The income threshold suggested is €25000 gross. Any household with income below this level would get the basic €25 plus the full 2nd tier of €38  a week per child.
One household income goes above €25000 – then the 2nd tier payment is reduced by 20% of the “excess income” .
For example – A household with 1 child and an annual  income of €30000.
The income is  €5000 above the threshold.
20% of €5000 is €1000
The max annual  2nd tier benefit of €38 a week is  €1976
Deducting the €1000 from this leaves  €976 a year or  €18.77 a week .
Total Child Income Support  = €25 + €18.77 = €43.77  which is  €189.67 a month.
BUT – any FIS they were getting will now be gone.

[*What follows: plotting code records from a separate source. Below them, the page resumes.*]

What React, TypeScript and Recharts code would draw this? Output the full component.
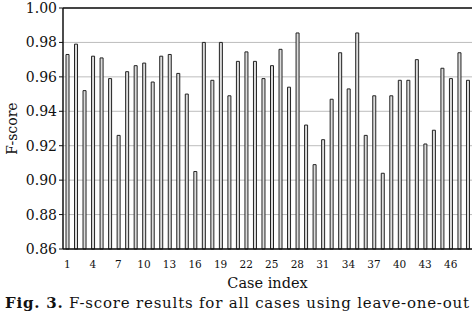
import React from "react";
import { BarChart, Bar, XAxis, YAxis, CartesianGrid, ReferenceLine } from "recharts";

const caseIndex = [
  1, 2, 3, 4, 5, 6, 7, 8, 9, 10, 11, 12, 13, 14, 15, 16,
  17, 18, 19, 20, 21, 22, 23, 24, 25, 26, 27, 28, 29, 30, 31, 32,
  33, 34, 35, 36, 37, 38, 39, 40, 41, 42, 43, 44, 45, 46, 47, 48,
];

const fScore = [
  0.973, 0.979, 0.952, 0.972, 0.971, 0.959, 0.926, 0.963, 0.9665, 0.968, 0.957, 0.972, 0.973, 0.962, 0.950, 0.905,
  0.980, 0.958, 0.980, 0.949, 0.969, 0.9745, 0.969, 0.959, 0.9665, 0.976, 0.954, 0.9855, 0.932, 0.909, 0.9235, 0.947,
  0.974, 0.953, 0.9855, 0.926, 0.949, 0.904, 0.949, 0.958, 0.958, 0.970, 0.921, 0.929, 0.965, 0.959, 0.974, 0.958,
];

const yTicks = [0.86, 0.88, 0.9, 0.92, 0.94, 0.96, 0.98, 1.0];

const data = caseIndex.map((c, i) => ({ c, v: fScore[i] }));

const FONT = "'DejaVu Serif', serif";

export default function App() {
  return (
    <div style={{ position: "absolute", left: 0, top: 0, width: 474, height: 312, background: "#fff" }}>
      <BarChart
        width={474}
        height={312}
        data={data}
        margin={{ top: 8, right: 2, bottom: 0, left: 0 }}
        barCategoryGap={0}
      >
        <CartesianGrid vertical={false} stroke="#bdbdbd" strokeWidth={1} />
        <XAxis
          dataKey="c"
          height={63}
          interval={2}
          tickLine={false}
          axisLine={{ stroke: "#111", strokeWidth: 1.5 }}
          tick={{ fill: "#111", fontSize: 10.5, fontFamily: FONT }}
          tickMargin={6}
          label={{ value: "Case index", position: "insideBottom", offset: 24, fill: "#111", fontSize: 14.5, fontFamily: FONT }}
        />
        <YAxis
          domain={[0.86, 1.0]}
          ticks={yTicks}
          width={63}
          interval={0}
          tickFormatter={(v: number) => v.toFixed(2)}
          axisLine={{ stroke: "#111", strokeWidth: 1.5 }}
          tickLine={{ stroke: "#111" }}
          tickSize={4}
          tick={{ fill: "#111", fontSize: 14, fontFamily: FONT }}
          label={{ value: "F-score", angle: -90, position: "insideLeft", offset: 12, fill: "#111", fontSize: 14, fontFamily: FONT, style: { textAnchor: "middle" } }}
        />
        <YAxis
          yAxisId="r"
          orientation="right"
          width={0}
          domain={[0.86, 1.0]}
          tick={false}
          tickLine={false}
          axisLine={{ stroke: "#222", strokeWidth: 2 }}
        />
        <ReferenceLine y={1.0} stroke="#111" strokeWidth={1.5} />
        <Bar dataKey="v" barSize={3} fill="#dcdcdc" stroke="#222" strokeWidth={1} isAnimationActive={false} />
      </BarChart>
      <svg width={474} height={312} style={{ position: "absolute", left: 0, top: 0, pointerEvents: "none" }}>
        <text x={5} y={308} textLength={464} lengthAdjust="spacing" fontFamily={FONT} fontSize={15} fill="#111">
          <tspan fontWeight="bold">Fig. 3.</tspan>
          <tspan> F-score results for all cases using leave-one-out</tspan>
        </text>
      </svg>
    </div>
  );
}
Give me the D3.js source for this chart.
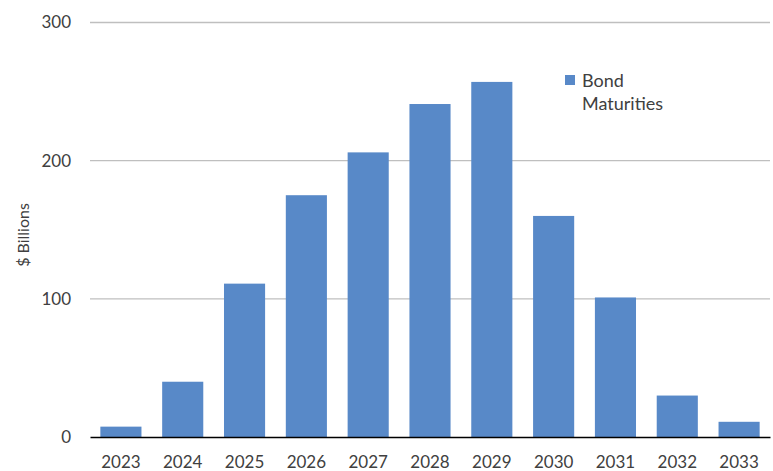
<!DOCTYPE html>
<html>
<head>
<meta charset="utf-8">
<script src="https://cdn.jsdelivr.net/npm/d3@7"></script>
<style>
  html, body { margin: 0; padding: 0; background: #fff; }
  text { font-family: Lato, "Open Sans", sans-serif; fill: #404040; }
</style>
</head>
<body>
<svg id="chart" width="773" height="471"></svg>
<script>
// Bond maturities by year, $ billions
const years = ["2023", "2024", "2025", "2026", "2027", "2028", "2029", "2030", "2031", "2032", "2033"];
const maturities = [7.5, 40, 111, 175, 206, 241, 257, 160, 101, 30, 11];
const yTicks = [0, 100, 200, 300];
const seriesName = ["Bond", "Maturities"];
const axisTitle = "$ Billions";

const svg = d3.select("#chart");
const plotLeft = 90, plotRight = 770, plotTop = 22.5, plotBottom = 437;

const x = d3.scaleBand().domain(years).range([plotLeft, plotRight]).paddingInner(0.335).paddingOuter(0.1675);
const y = d3.scaleLinear().domain([0, 300]).range([plotBottom, plotTop]);

// horizontal gridlines
svg.append("g").selectAll("line")
  .data(yTicks.filter(d => d > 0))
  .join("line")
  .attr("x1", plotLeft).attr("x2", plotRight)
  .attr("y1", d => y(d)).attr("y2", d => y(d))
  .attr("stroke", "#bfbfbf").attr("stroke-width", 1.3);

// y tick labels
const yAxis = svg.append("g")
  .attr("transform", `translate(${plotLeft - 19},0)`)
  .call(d3.axisLeft(y).tickValues(yTicks).tickSize(0).tickPadding(0));
yAxis.select(".domain").remove();
yAxis.selectAll("text").attr("font-size", 17).attr("fill", "#404040")
  .style("font-family", "Lato, 'Open Sans', sans-serif");

// bars
svg.append("g").selectAll("rect")
  .data(years.map((yr, i) => ({ yr, v: maturities[i] })))
  .join("rect")
  .attr("x", d => x(d.yr))
  .attr("width", x.bandwidth())
  .attr("y", d => y(d.v))
  .attr("height", d => y(0) - y(d.v))
  .attr("fill", "#5889c8");

// x axis
const xAxis = svg.append("g")
  .attr("transform", `translate(0,${plotBottom})`)
  .call(d3.axisBottom(x).tickSize(0).tickPadding(19));
xAxis.select(".domain").attr("stroke", "#000").attr("stroke-width", 1.6);
xAxis.selectAll("text").attr("font-size", 17).attr("fill", "#404040")
  .style("font-family", "Lato, 'Open Sans', sans-serif");

// y axis title
svg.append("text")
  .attr("transform", `translate(29,235) rotate(-90)`)
  .attr("text-anchor", "middle")
  .attr("font-size", 16)
  .text(axisTitle);

// legend
const lg = svg.append("g");
lg.append("rect").attr("x", 565).attr("y", 75).attr("width", 10).attr("height", 10).attr("fill", "#5889c8");
lg.selectAll("text.lab")
  .data(seriesName)
  .join("text")
  .attr("class", "lab")
  .attr("x", 582)
  .attr("y", (d, i) => 86.5 + i * 23.5)
  .attr("font-size", 18)
  .text(d => d);
</script>
</body>
</html>
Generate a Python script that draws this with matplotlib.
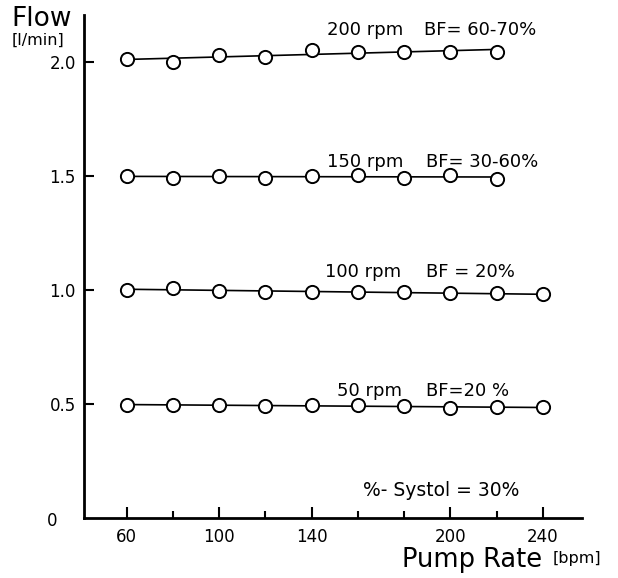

It is pretty complicated – and each individual case will have different outcomes depending on the number of children and  the amount of any FIS payments .

Overall – if this option is chosen it is expected to cut spending by just under €200 million a year.
The wealthiest households will only see a drop in income of  €31.67 a month per child.
The households relying on just social welfare will see small rise in income of  €3.87 a month per child.

Self employed people on moderate incomes  with children will see larger  rises if this change is implemented . This is because they currently can’t claim FIS but will benefit from the extra 2nd tier child benefits.
In an example in the report – a couple with 3 children and a self employment income of €27k would see a monthly rise in income of €365.66  (€121.88 a week).

The report also gives an example of a lone parent  earning €20000 a year with 1 child who is getting €1404 Fis a year also. Their income would fall by €1357.60 a year under the proposed system. (A drop of  €113.13 a month)

Under the proposed Child Benefit changes about 217,000 households would be above the threshold and would just qualify for the flat rate €25 per child a week.

According to the report – if this two tier model  was implemented it would result in the poorest 30% of families seeing a rise in disposable weekly income. Some families could see incomes rise by €50 a week – but these would be a minority .It would mean a fall in disposable income for the other 70% of  families  – with a few  experiencing falls of as much as €100 a week.

The extra 2nd tier of child benefit would be paid automatically to those households on supplementary welfare alone. All other households would have to apply for the extra child benefit and supply details of income. This could discourage some of the higher income households from bothering to apply – so the savings for the government could end up being bigger than expected.

If these changes are made it will be done in stages over 2 or 3 years – so we have that confusion to look forward to !

Taxation of Child Benefit was the second choice mentioned in this report – but there may be legal problems and system problems in implementing such a change.